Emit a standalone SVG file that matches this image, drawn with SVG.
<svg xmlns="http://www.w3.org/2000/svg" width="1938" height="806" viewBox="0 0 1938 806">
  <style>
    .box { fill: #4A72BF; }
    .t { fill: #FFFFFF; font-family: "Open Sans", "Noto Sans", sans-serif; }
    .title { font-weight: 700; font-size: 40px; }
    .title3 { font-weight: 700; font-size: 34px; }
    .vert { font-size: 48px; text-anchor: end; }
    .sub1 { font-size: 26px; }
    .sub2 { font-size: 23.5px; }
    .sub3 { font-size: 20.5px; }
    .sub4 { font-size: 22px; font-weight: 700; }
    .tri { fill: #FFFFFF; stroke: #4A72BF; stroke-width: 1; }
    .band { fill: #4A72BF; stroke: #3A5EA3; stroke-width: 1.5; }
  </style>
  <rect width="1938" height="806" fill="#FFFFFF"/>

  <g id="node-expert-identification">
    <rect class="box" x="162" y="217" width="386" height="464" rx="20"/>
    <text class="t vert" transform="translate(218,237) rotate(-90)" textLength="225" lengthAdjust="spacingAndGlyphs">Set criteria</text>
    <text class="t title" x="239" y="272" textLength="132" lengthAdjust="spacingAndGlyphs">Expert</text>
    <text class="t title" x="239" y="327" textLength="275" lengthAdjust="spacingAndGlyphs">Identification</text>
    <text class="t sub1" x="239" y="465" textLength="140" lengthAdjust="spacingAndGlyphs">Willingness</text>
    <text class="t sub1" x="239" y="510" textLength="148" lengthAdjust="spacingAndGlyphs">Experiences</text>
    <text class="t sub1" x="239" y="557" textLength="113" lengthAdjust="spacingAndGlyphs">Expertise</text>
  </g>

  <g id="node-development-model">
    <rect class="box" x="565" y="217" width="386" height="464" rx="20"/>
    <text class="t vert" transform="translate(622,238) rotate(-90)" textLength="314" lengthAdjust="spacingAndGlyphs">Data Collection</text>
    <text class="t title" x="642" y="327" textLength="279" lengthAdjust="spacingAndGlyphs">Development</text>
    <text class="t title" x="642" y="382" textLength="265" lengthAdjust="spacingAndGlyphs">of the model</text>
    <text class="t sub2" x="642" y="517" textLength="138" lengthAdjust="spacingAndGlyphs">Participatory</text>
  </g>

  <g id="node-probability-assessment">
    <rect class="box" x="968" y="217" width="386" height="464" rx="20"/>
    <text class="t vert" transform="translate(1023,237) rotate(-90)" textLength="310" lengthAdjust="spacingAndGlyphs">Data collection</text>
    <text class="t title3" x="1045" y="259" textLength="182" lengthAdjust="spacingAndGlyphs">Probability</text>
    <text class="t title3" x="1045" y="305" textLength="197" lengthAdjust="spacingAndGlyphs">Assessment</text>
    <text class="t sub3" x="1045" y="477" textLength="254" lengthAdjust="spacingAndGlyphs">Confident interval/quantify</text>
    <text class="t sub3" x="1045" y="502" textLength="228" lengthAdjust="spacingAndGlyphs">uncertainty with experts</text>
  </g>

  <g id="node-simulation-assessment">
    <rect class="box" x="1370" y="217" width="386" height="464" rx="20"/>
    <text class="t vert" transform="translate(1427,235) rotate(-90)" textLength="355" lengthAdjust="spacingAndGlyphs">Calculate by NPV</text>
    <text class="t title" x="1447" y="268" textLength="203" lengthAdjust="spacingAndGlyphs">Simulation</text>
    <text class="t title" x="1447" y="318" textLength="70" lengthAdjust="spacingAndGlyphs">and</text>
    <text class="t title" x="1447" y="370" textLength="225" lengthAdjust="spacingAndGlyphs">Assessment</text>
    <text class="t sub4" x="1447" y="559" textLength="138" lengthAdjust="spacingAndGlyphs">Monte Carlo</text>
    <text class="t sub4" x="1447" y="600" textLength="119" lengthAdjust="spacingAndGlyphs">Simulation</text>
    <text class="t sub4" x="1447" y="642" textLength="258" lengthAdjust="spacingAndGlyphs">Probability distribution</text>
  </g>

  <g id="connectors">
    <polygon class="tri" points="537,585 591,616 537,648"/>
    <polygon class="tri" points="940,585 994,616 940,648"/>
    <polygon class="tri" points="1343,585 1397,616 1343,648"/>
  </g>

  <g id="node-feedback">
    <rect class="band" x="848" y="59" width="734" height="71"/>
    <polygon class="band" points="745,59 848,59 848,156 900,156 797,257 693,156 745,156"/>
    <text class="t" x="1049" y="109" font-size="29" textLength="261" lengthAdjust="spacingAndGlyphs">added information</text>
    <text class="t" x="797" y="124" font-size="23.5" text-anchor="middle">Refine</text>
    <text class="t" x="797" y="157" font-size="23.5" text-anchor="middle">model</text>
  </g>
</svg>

* * *

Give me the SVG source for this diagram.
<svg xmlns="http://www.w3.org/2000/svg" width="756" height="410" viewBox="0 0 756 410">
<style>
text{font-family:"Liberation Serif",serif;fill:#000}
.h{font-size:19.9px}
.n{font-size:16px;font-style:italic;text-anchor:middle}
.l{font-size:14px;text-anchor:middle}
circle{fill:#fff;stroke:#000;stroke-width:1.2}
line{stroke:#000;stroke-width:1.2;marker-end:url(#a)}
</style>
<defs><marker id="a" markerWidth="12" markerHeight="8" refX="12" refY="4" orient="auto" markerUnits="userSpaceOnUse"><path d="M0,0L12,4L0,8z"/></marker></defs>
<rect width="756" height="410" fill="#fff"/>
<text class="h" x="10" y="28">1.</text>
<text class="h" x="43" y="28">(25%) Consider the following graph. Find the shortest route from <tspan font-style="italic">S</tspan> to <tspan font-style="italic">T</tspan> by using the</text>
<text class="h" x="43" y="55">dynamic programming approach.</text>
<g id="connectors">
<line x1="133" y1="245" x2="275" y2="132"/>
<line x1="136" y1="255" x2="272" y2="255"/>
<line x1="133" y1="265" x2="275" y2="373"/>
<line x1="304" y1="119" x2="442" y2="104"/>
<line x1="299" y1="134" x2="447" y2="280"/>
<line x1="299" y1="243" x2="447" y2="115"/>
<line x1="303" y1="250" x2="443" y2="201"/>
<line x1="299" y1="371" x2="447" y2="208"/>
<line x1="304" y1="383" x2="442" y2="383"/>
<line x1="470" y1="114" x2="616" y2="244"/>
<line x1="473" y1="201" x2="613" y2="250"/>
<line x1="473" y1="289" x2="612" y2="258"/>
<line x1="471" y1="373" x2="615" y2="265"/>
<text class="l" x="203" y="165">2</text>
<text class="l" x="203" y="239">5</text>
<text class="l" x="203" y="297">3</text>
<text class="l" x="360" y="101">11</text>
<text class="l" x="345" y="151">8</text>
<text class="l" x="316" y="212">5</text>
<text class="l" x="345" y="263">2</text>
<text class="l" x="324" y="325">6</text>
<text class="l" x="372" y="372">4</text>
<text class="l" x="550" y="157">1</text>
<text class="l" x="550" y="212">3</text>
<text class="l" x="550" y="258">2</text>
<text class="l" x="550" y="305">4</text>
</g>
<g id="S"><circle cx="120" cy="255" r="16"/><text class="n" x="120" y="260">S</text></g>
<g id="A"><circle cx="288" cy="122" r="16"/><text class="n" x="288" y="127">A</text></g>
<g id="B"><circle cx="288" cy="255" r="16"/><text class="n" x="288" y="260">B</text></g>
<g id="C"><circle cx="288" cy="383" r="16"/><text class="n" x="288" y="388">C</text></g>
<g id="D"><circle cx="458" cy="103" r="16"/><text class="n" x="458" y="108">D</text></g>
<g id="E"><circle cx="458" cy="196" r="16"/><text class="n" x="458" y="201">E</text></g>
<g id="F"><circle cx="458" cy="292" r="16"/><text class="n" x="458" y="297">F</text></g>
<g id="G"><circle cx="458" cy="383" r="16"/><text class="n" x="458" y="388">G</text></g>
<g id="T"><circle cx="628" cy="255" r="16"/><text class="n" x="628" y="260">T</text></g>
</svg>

**Exercise requirements**
Using the records above, list each line that includes "this".

**Final answer**
Emit a standalone SVG file that matches this image, drawn with SVG.
Give me the SVG source for this diagram.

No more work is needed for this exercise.